Just Not Cricket!
Check out this photo, taken in Brussels, of a suspicious Muslim-type guy who for some reason is carrying under his arm what looks to be a rifle covered up in cloth. (Yes, I know that the surrounding text rather gives the game away, especially for those out there who can understand French.)
There he was, waiting for a tram on a Sunday morning last August, on the Avenue Louise in one of the European capital’s most luxurious districts. This photo was taken out of the window by a security official at the Israeli embassy in Brussels who lives along the Avenue Louise, and who passed it on to the police – who in turn sent out an alert for the public to be on the look-out for this guy. (Wanted posters on post office walls and the like, one imagines, to the extent real-life post offices still exist in Brussels.)
But that turned out not to be necessary; the fellow’s name is Assim Abassi, a Pakistani national, and upon learning that he was the subject of an official man-hunt he went directly to the police himself, and he took along his cricket bat. For that was actually what he had been carrying on that August morning, wrapping it in cloth to protect it as he traveled to the South of the city for his usual Sunday set of overs with his friends.
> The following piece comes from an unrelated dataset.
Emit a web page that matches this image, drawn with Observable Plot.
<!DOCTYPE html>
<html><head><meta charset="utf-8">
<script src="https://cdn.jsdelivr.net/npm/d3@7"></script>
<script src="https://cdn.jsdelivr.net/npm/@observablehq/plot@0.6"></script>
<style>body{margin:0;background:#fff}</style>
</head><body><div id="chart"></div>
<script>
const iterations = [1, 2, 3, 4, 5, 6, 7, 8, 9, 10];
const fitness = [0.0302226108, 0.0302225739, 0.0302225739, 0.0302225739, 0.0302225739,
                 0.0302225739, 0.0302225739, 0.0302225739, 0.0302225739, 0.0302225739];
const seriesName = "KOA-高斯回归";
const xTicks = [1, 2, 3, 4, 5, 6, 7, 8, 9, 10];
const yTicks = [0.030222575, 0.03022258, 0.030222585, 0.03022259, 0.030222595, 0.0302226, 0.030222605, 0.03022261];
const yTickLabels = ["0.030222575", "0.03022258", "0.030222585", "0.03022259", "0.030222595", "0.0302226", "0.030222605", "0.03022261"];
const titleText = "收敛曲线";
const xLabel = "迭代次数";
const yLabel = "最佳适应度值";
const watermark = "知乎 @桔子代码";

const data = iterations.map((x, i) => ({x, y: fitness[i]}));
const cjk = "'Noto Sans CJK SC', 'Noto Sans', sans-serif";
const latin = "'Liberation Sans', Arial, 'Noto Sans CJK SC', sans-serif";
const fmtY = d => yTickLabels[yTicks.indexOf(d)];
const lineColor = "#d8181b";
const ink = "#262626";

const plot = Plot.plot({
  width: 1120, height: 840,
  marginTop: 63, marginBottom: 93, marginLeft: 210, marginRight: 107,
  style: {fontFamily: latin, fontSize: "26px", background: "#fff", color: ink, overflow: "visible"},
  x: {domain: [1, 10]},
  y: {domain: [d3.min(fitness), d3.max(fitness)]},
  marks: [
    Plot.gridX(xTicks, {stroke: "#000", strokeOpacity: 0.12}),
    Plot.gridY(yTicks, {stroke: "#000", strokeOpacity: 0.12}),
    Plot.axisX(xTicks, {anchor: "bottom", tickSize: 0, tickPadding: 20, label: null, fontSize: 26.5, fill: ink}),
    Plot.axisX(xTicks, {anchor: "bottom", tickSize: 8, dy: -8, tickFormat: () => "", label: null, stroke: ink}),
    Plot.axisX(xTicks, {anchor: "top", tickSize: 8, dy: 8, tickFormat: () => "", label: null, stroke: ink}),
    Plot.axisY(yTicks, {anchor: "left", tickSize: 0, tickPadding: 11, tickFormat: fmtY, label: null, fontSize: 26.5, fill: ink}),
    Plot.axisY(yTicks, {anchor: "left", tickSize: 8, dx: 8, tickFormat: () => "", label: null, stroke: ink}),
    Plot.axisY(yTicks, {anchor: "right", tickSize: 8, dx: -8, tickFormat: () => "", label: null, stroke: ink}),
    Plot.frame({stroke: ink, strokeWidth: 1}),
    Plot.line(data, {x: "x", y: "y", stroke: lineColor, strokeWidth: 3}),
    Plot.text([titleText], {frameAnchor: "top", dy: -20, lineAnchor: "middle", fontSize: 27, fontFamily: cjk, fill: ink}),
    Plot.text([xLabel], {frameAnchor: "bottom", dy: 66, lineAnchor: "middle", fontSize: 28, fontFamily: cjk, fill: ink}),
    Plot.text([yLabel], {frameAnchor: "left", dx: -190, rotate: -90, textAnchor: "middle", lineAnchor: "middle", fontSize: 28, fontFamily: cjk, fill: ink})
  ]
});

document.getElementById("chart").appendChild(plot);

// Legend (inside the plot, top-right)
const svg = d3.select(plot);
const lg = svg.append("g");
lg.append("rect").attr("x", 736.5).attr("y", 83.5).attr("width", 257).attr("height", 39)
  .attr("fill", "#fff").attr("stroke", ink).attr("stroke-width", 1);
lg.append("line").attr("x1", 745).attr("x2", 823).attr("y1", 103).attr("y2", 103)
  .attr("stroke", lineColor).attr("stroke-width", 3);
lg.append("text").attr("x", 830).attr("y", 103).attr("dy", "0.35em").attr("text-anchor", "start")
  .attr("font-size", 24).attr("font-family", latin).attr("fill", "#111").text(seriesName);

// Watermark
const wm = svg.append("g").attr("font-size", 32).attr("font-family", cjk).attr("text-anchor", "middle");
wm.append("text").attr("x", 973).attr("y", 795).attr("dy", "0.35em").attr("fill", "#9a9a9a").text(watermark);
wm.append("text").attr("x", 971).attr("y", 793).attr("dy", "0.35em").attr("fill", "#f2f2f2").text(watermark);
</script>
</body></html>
That’s all it was, then: a cricket bat. Now, tensions are understandably running a bit high in Brussels after last May’s shooting that killed three at the Jewish Museum there. But still: it was only a cricket bat, if somewhat undercover, yet this guy was distinctly brown so the alarm needed to sound.
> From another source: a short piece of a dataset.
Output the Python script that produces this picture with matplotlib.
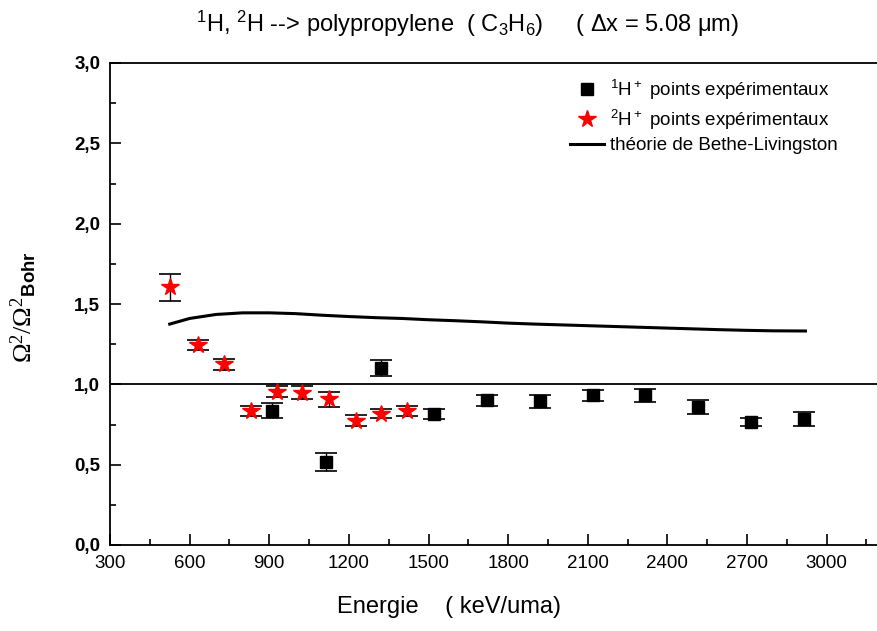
import matplotlib
matplotlib.use("Agg")
import matplotlib.pyplot as plt
from matplotlib.lines import Line2D
from matplotlib.ticker import MultipleLocator, FuncFormatter

plt.rcParams['font.family'] = ['Liberation Sans', 'DejaVu Sans']
plt.rcParams['mathtext.fontset'] = 'custom'
plt.rcParams['mathtext.rm'] = 'Liberation Sans'
plt.rcParams['mathtext.it'] = 'Liberation Sans:italic'
plt.rcParams['mathtext.bf'] = 'Liberation Sans:bold'

# 1H+ experimental points
h1_energy = [910, 1115, 1320, 1520, 1720, 1920, 2120, 2315, 2515, 2715, 2915]
h1_ratio = [0.836, 0.514, 1.101, 0.817, 0.900, 0.894, 0.931, 0.931, 0.859, 0.765, 0.784]
h1_err = [0.045, 0.056, 0.050, 0.032, 0.034, 0.040, 0.032, 0.038, 0.043, 0.027, 0.045]

# 2H+ experimental points
h2_energy = [525, 630, 730, 830, 930, 1025, 1125, 1225, 1320, 1420]
h2_ratio = [1.604, 1.245, 1.124, 0.834, 0.954, 0.948, 0.906, 0.774, 0.817, 0.836]
h2_err = [0.085, 0.033, 0.035, 0.032, 0.035, 0.040, 0.045, 0.034, 0.028, 0.030]

# Bethe-Livingston theory
th_energy = [525, 600, 700, 800, 900, 1000, 1100, 1200, 1300, 1400, 1500, 1600,
             1700, 1800, 1900, 2000, 2100, 2200, 2300, 2400, 2500, 2600, 2700,
             2800, 2920]
th_ratio = [1.375, 1.410, 1.435, 1.445, 1.445, 1.440, 1.430, 1.422, 1.415, 1.410,
            1.402, 1.396, 1.389, 1.381, 1.375, 1.370, 1.365, 1.360, 1.355, 1.350,
            1.345, 1.340, 1.336, 1.333, 1.332]

lbl_h1 = r'$^1$H$^+$ points expérimentaux'
lbl_h2 = r'$^2$H$^+$ points expérimentaux'
lbl_th = 'théorie de Bethe-Livingston'

fig = plt.figure(figsize=(8.78, 6.31), dpi=100)
ax = fig.add_axes([110 / 878, 1 - 545 / 631, 1 - 110 / 878 + 0.002, (545 - 63) / 631])

ax.axhline(1.0, color='black', lw=1.3, zorder=1)

ax.plot(th_energy, th_ratio, color='black', lw=2.2, zorder=2)

ax.errorbar(h1_energy, h1_ratio, yerr=h1_err, fmt='s', color='black',
            ms=8, capsize=8, elinewidth=1.0, capthick=1.2, zorder=3)
ax.errorbar(h2_energy, h2_ratio, yerr=h2_err, fmt='*', color='red',
            ecolor='black', ms=13, capsize=8, elinewidth=1.0, capthick=1.2,
            zorder=4)

ax.set_xlim(300, 3200)
ax.set_ylim(0, 3.0)
ax.xaxis.set_major_locator(MultipleLocator(300))
ax.xaxis.set_minor_locator(MultipleLocator(150))
ax.yaxis.set_major_locator(MultipleLocator(0.5))
ax.yaxis.set_minor_locator(MultipleLocator(0.25))
ax.yaxis.set_major_formatter(FuncFormatter(lambda v, p: f"{v:.1f}".replace('.', ',')))
ax.xaxis.set_major_formatter(FuncFormatter(lambda v, p: f"{int(v)}"))

ax.tick_params(which='both', direction='in', top=False, right=False, width=1.2)
ax.tick_params(which='major', length=8)
ax.tick_params(which='minor', length=4.5)
ax.tick_params(axis='x', labelsize=13.5, pad=7)
ax.tick_params(axis='y', labelsize=13.5, pad=7)
for t in ax.get_yticklabels():
    t.set_fontweight('bold')

ax.spines['right'].set_visible(False)
for s in ('left', 'bottom', 'top'):
    ax.spines[s].set_linewidth(1.3)

fig.text(467 / 878, 1 - 24 / 631,
         r'$^1$H, $^2$H --> polypropylene  ( C$_3$H$_6$)     ( Δx = 5.08 μm)',
         ha='center', va='center', fontsize=17)
fig.text(449 / 878, 1 - 607 / 631, 'Energie    ( keV/uma)',
         ha='center', va='center', fontsize=17)
fig.text(24 / 878, 1 - 307 / 631,
         r'$\mathdefault{Ω^2/Ω^2}_{\mathbf{Bohr}}$',
         ha='center', va='center', rotation=90, fontsize=19,
         family='Liberation Serif')

handles = [
    Line2D([], [], ls='none', marker='s', ms=8, color='black'),
    Line2D([], [], ls='none', marker='*', ms=13, color='red'),
    Line2D([], [], color='black', lw=2.2),
]
ax.legend(handles, [lbl_h1, lbl_h2, lbl_th],
          loc='upper left', bbox_to_anchor=(566 / 878, 1 - 74 / 631),
          bbox_transform=fig.transFigure, frameon=False, fontsize=13.5,
          handlelength=1.8, handletextpad=0.35, labelspacing=0.3,
          borderpad=0.2, borderaxespad=0.0)

fig.savefig('out.png', dpi=100)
Disgraceful! Shortly after his visit to the police station to clear things up, Mr. Abassi remarked for another local newspaper about how “[n]o one, including the police, has apologized yet.” But his problems had really just begun, for Mr. Abassi was no Belgian citizen. Rather, his father worked as some sort of lower-level worker at the Pakistani embassy in Brussels. Emphasis on worked, for the embassy reacted to this affair by transferring Mr. Abassi’s father out of Belgium, to employment at some Pakistani diplomatic office elsewhere in the world. Since neither the father nor any other member of the family was a Belgian citizen, that meant that that entire family lost its legal justification for continuing to reside within Belgium and had to move away.
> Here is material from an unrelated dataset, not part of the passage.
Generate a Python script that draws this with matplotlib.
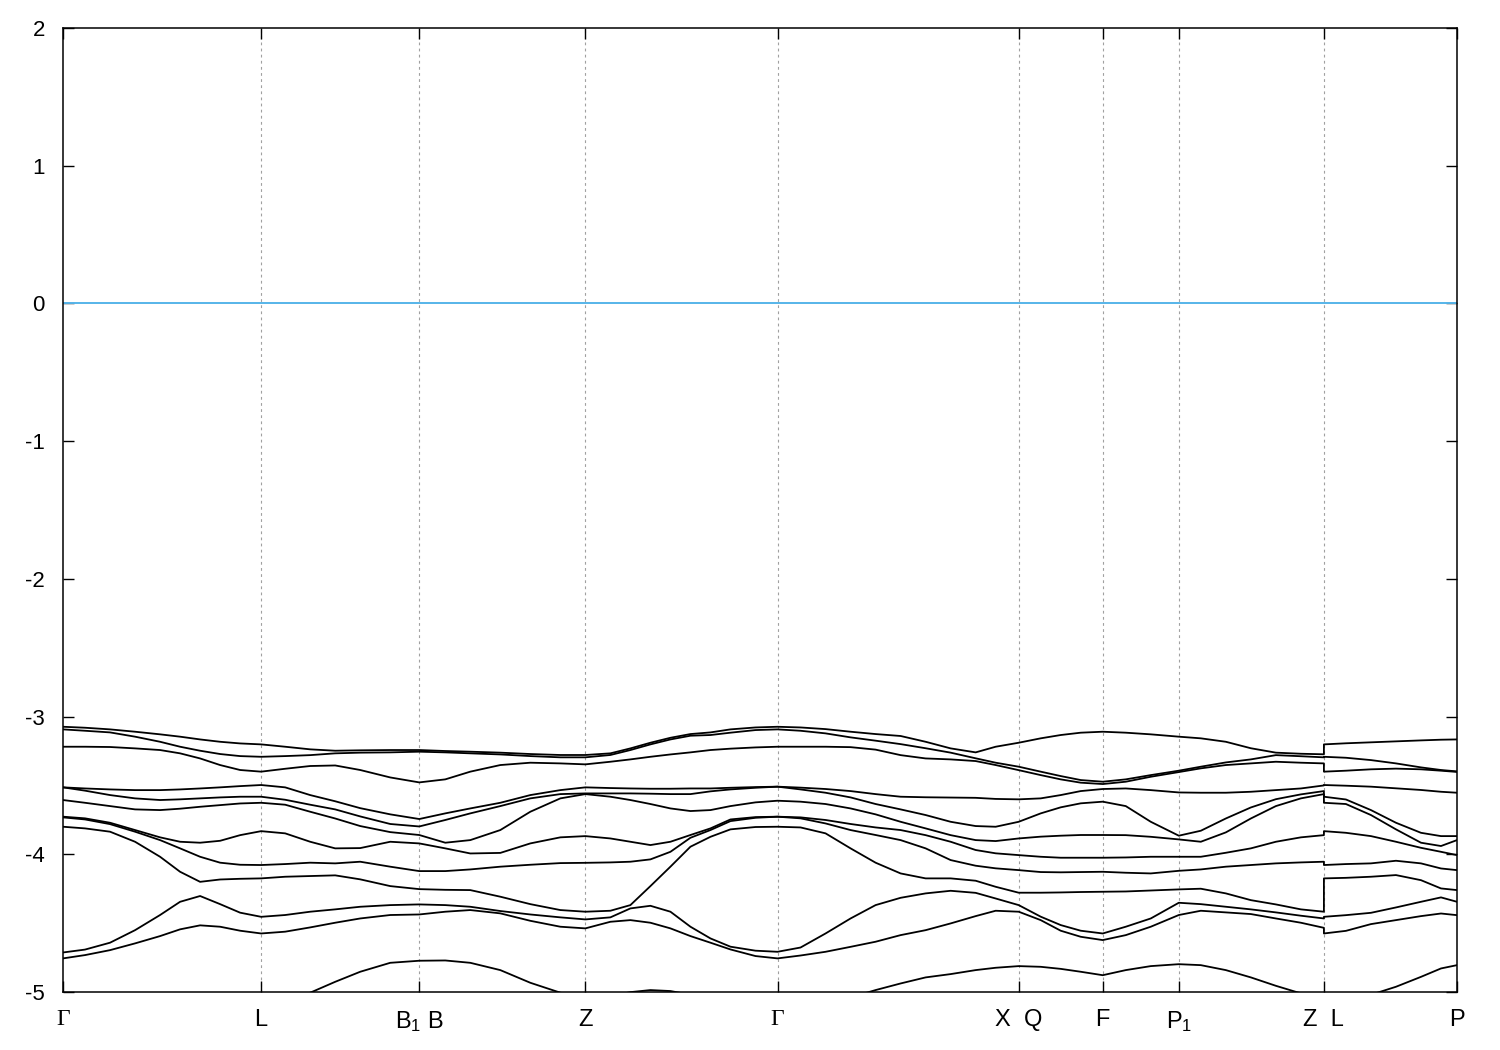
import numpy as np
import matplotlib.pyplot as plt

plt.rcParams['font.family'] = ['Liberation Sans', 'DejaVu Sans']
plt.rcParams['mathtext.fontset'] = 'custom'
plt.rcParams['mathtext.rm'] = 'Liberation Sans'
plt.rcParams['mathtext.it'] = 'Liberation Sans:italic'
plt.rcParams['axes.unicode_minus'] = False

# k-path (Z|L is a jump, so 12.60 appears twice)
k_path = [0.00, 0.22, 0.47, 0.72, 0.97, 1.17, 1.37, 1.57, 1.77, 1.98,
          2.22, 2.47, 2.72, 2.97, 3.27, 3.56,
          3.82, 4.07, 4.37, 4.67, 4.97, 5.22,
          5.47, 5.67, 5.87, 6.07, 6.27, 6.47, 6.67, 6.92, 7.14,
          7.37, 7.62, 7.87, 8.12, 8.37, 8.62, 8.87, 9.12, 9.32, 9.55,
          9.77, 9.97, 10.17, 10.39,
          10.62, 10.87, 11.15,
          11.37, 11.62, 11.87, 12.12, 12.37, 12.60,
          12.60, 12.82, 13.07, 13.32, 13.57, 13.77, 13.93]

sym_k = [0.00, 1.98, 3.56, 5.22, 7.14, 9.55, 10.39, 11.15, 12.60, 13.93]
sym_labels = ['Γ', 'L', 'B$_1$ B', 'Z', 'Γ', 'X  Q', 'F', 'P$_1$', 'Z  L', 'P']

# band energies (eV) along k_path
band_01 = [-3.074, -3.081, -3.093, -3.110, -3.129, -3.146, -3.166, -3.183, -3.195, -3.202,
           -3.219, -3.238, -3.248, -3.245, -3.243, -3.243,
           -3.250, -3.255, -3.262, -3.272, -3.279, -3.279,
           -3.267, -3.231, -3.190, -3.154, -3.127, -3.115, -3.093, -3.079, -3.074,
           -3.079, -3.091, -3.110, -3.127, -3.141, -3.183, -3.231, -3.260, -3.219, -3.190,
           -3.158, -3.134, -3.117, -3.110,
           -3.117, -3.129, -3.146,
           -3.158, -3.183, -3.230, -3.262, -3.270, -3.274,
           -3.202, -3.194, -3.187, -3.180, -3.173, -3.168, -3.166]
band_02 = [-3.093, -3.103, -3.115, -3.146, -3.183, -3.219, -3.248, -3.272, -3.287, -3.292,
           -3.287, -3.280, -3.267, -3.262, -3.260, -3.255,
           -3.260, -3.267, -3.275, -3.287, -3.296, -3.296,
           -3.279, -3.243, -3.202, -3.166, -3.139, -3.134, -3.117, -3.098, -3.093,
           -3.103, -3.122, -3.151, -3.175, -3.200, -3.230, -3.262, -3.303, -3.335, -3.364,
           -3.400, -3.432, -3.461, -3.473,
           -3.456, -3.425, -3.393,
           -3.364, -3.333, -3.311, -3.280, -3.288, -3.296,
           -3.292, -3.299, -3.316, -3.340, -3.369, -3.388, -3.398]
band_03 = [-3.219, -3.219, -3.221, -3.231, -3.243, -3.267, -3.304, -3.352, -3.388, -3.400,
           -3.379, -3.359, -3.355, -3.388, -3.442, -3.478,
           -3.456, -3.400, -3.352, -3.335, -3.340, -3.347,
           -3.328, -3.311, -3.292, -3.275, -3.260, -3.243, -3.233, -3.224, -3.219,
           -3.219, -3.219, -3.222, -3.240, -3.280, -3.304, -3.311, -3.323, -3.352, -3.389,
           -3.425, -3.456, -3.480, -3.490,
           -3.473, -3.437, -3.403,
           -3.376, -3.352, -3.340, -3.328, -3.335, -3.340,
           -3.400, -3.393, -3.383, -3.378, -3.383, -3.393, -3.402]
band_04 = [-3.514, -3.522, -3.529, -3.534, -3.534, -3.529, -3.522, -3.514, -3.505, -3.497,
           -3.514, -3.570, -3.615, -3.665, -3.710, -3.744,
           -3.703, -3.667, -3.626, -3.570, -3.534, -3.514,
           -3.519, -3.522, -3.524, -3.524, -3.522, -3.522, -3.517, -3.512, -3.509,
           -3.516, -3.526, -3.541, -3.563, -3.582, -3.586, -3.588, -3.590, -3.598, -3.601,
           -3.594, -3.570, -3.541, -3.526,
           -3.522, -3.534, -3.551,
           -3.553, -3.553, -3.546, -3.534, -3.522, -3.500,
           -3.497, -3.502, -3.509, -3.521, -3.533, -3.546, -3.553]
band_05 = [-3.514, -3.538, -3.570, -3.594, -3.606, -3.601, -3.594, -3.587, -3.582, -3.582,
           -3.604, -3.640, -3.674, -3.725, -3.780, -3.798,
           -3.751, -3.703, -3.650, -3.594, -3.563, -3.558,
           -3.558, -3.558, -3.560, -3.563, -3.563, -3.543, -3.529, -3.517, -3.509,
           -3.529, -3.553, -3.587, -3.635, -3.674, -3.715, -3.764, -3.795, -3.800, -3.764,
           -3.703, -3.659, -3.630, -3.618,
           -3.650, -3.764, -3.865,
           -3.829, -3.740, -3.660, -3.600, -3.565, -3.541,
           -3.582, -3.602, -3.679, -3.771, -3.844, -3.868, -3.868]
band_06 = [-3.606, -3.626, -3.650, -3.674, -3.679, -3.669, -3.655, -3.643, -3.631, -3.626,
           -3.640, -3.691, -3.740, -3.795, -3.839, -3.860,
           -3.916, -3.897, -3.824, -3.691, -3.594, -3.563,
           -3.582, -3.606, -3.635, -3.667, -3.686, -3.679, -3.650, -3.623, -3.611,
           -3.618, -3.635, -3.667, -3.710, -3.764, -3.812, -3.861, -3.897, -3.904, -3.885,
           -3.872, -3.865, -3.860, -3.860,
           -3.861, -3.873, -3.892,
           -3.909, -3.841, -3.740, -3.650, -3.594, -3.563,
           -3.626, -3.635, -3.715, -3.819, -3.916, -3.940, -3.897]
band_07 = [-3.727, -3.739, -3.771, -3.824, -3.877, -3.909, -3.916, -3.902, -3.861, -3.832,
           -3.848, -3.909, -3.957, -3.955, -3.909, -3.921,
           -3.957, -3.994, -3.990, -3.921, -3.877, -3.868,
           -3.885, -3.909, -3.933, -3.909, -3.860, -3.812, -3.747, -3.730, -3.727,
           -3.732, -3.751, -3.780, -3.805, -3.824, -3.861, -3.909, -3.969, -3.993, -4.006,
           -4.018, -4.025, -4.025, -4.025,
           -4.023, -4.018, -4.018,
           -4.018, -3.989, -3.957, -3.909, -3.877, -3.861,
           -3.832, -3.844, -3.868, -3.909, -3.953, -3.982, -4.006]
band_08 = [-3.732, -3.747, -3.781, -3.836, -3.897, -3.957, -4.018, -4.061, -4.076, -4.078,
           -4.071, -4.061, -4.066, -4.054, -4.090, -4.122,
           -4.122, -4.110, -4.090, -4.076, -4.064, -4.062,
           -4.059, -4.054, -4.037, -3.982, -3.880, -3.824, -3.759, -3.735, -3.727,
           -3.739, -3.776, -3.824, -3.860, -3.897, -3.957, -4.042, -4.083, -4.102, -4.115,
           -4.129, -4.131, -4.129, -4.127,
           -4.134, -4.139, -4.120,
           -4.110, -4.090, -4.078, -4.066, -4.059, -4.054,
           -4.078, -4.071, -4.066, -4.047, -4.066, -4.103, -4.115]
band_09 = [-3.800, -3.812, -3.836, -3.909, -4.018, -4.127, -4.200, -4.183, -4.178, -4.175,
           -4.163, -4.158, -4.153, -4.182, -4.231, -4.253,
           -4.258, -4.260, -4.308, -4.362, -4.405, -4.417,
           -4.410, -4.369, -4.231, -4.090, -3.945, -3.873, -3.819, -3.802, -3.800,
           -3.805, -3.848, -3.957, -4.061, -4.139, -4.175, -4.175, -4.192, -4.236, -4.279,
           -4.279, -4.277, -4.274, -4.272,
           -4.270, -4.263, -4.255,
           -4.250, -4.284, -4.333, -4.364, -4.400, -4.417,
           -4.175, -4.171, -4.163, -4.151, -4.188, -4.248, -4.260]
band_10 = [-4.713, -4.692, -4.642, -4.551, -4.441, -4.345, -4.303, -4.362, -4.424, -4.454,
           -4.441, -4.417, -4.400, -4.381, -4.369, -4.364,
           -4.369, -4.381, -4.412, -4.437, -4.458, -4.473,
           -4.458, -4.393, -4.374, -4.417, -4.526, -4.611, -4.671, -4.700, -4.708,
           -4.677, -4.575, -4.466, -4.369, -4.316, -4.284, -4.265, -4.280, -4.321, -4.369,
           -4.453, -4.514, -4.555, -4.575,
           -4.526, -4.466, -4.352,
           -4.362, -4.381, -4.400, -4.422, -4.446, -4.466,
           -4.454, -4.442, -4.425, -4.386, -4.345, -4.313, -4.345]
band_11 = [-4.756, -4.732, -4.696, -4.647, -4.594, -4.545, -4.516, -4.526, -4.555, -4.575,
           -4.562, -4.531, -4.497, -4.466, -4.441, -4.437,
           -4.417, -4.405, -4.429, -4.483, -4.526, -4.538,
           -4.490, -4.478, -4.497, -4.538, -4.594, -4.642, -4.691, -4.739, -4.756,
           -4.735, -4.708, -4.672, -4.635, -4.587, -4.551, -4.502, -4.449, -4.410, -4.417,
           -4.478, -4.555, -4.599, -4.623,
           -4.587, -4.526, -4.441,
           -4.410, -4.422, -4.434, -4.466, -4.497, -4.534,
           -4.575, -4.556, -4.507, -4.478, -4.449, -4.430, -4.442]
band_12 = [-5.40, -5.40, -5.38, -5.35, -5.32, -5.28, -5.24, -5.20, -5.16, -5.12,
           -5.06, -5.005, -4.926, -4.853, -4.788, -4.773,
           -4.771, -4.788, -4.841, -4.933, -5.005, -5.04,
           -5.03, -5.001, -4.986, -4.993, -5.02, -5.06, -5.10, -5.13, -5.15,
           -5.12, -5.08, -5.04, -4.986, -4.938, -4.894, -4.870, -4.841, -4.824, -4.812,
           -4.817, -4.832, -4.853, -4.878,
           -4.841, -4.812, -4.798,
           -4.805, -4.841, -4.894, -4.955, -5.01, -5.05,
           -5.12, -5.07, -5.02, -4.962, -4.890, -4.829, -4.805]

bands = [band_01, band_02, band_03, band_04, band_05, band_06,
         band_07, band_08, band_09, band_10, band_11, band_12]

fig = plt.figure(figsize=(15, 10.5), dpi=100)
ax = fig.add_axes([63 / 1500, 1 - 992 / 1050, (1457 - 63) / 1500, (992 - 28) / 1050])

for kx in sym_k[1:-1]:
    ax.axvline(kx, color='#a0a0a0', lw=0.8, ls=(0, (2.5, 3)), zorder=1)

ax.axhline(0.0, color='#56b4e9', lw=1.4, zorder=2)

for b in bands:
    ax.plot(k_path, b, color='black', lw=1.3, zorder=3)

ax.set_xlim(sym_k[0], sym_k[-1])
ax.set_ylim(-5, 2)
ax.set_yticks(np.arange(-5, 3, 1))
ax.set_xticks(sym_k)
ax.set_xticklabels(sym_labels)
for lab in ax.get_xticklabels():
    if lab.get_text() == 'Γ':
        lab.set_fontfamily('Liberation Serif')
        lab.set_fontsize(19)

ax.tick_params(axis='both', direction='in', length=8, width=1.0,
               top=True, right=True)
ax.tick_params(axis='x', pad=12, labelsize=17)
ax.tick_params(axis='y', pad=13, labelsize=16)
for s in ax.spines.values():
    s.set_linewidth(1.1)

plt.savefig('out.png', dpi=100)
Western Culpability – and Eastern
In the first place, then, we have a shameful overreaction to what was undoubtedly a perfectly decent young Pakistani taking his cricket bat with him to a bit of Sunday-morning cricket. Those official apologies which Mr. Abassi indicated he was awaiting were surely due, and there is no further indication that anything of the sort was forthcoming.
In addition, though, and as developed at length in a commentary published (in English) on the website of a Pakistani paper, the Express Tribune, this ignominious episode also raises painful questions about the Pakistani embassy’s cruel reaction to the ludicrous manhunt of Mr. Abassi, a fellow-national (and son of one of their employees) whom one assumes it is the taxpayer-funded duty of that embassy to support in such incidents. That Pakistani editorial claims that the embassy felt that Mr. Abassi had somehow “shamed” Pakistan’s reputation – apparently just for carrying around a cloth-covered cricket bat in public!
To my mind, the episode resembles nothing else so much as that familiar phenomenon of Muslim culture whereby young girls or young women who are raped are killed shortly thereafter – by their own family – for thereby having brought shame on the family. This sort of drastic punishment for something that was never one’s fault in the first place is surely a phenomenon that mystifies most other cultures outside the Islamic. By no means, however, does it excuse the terrible prejudices and paranoia towards putative “terrorists” revealed by the Brussels police authorities.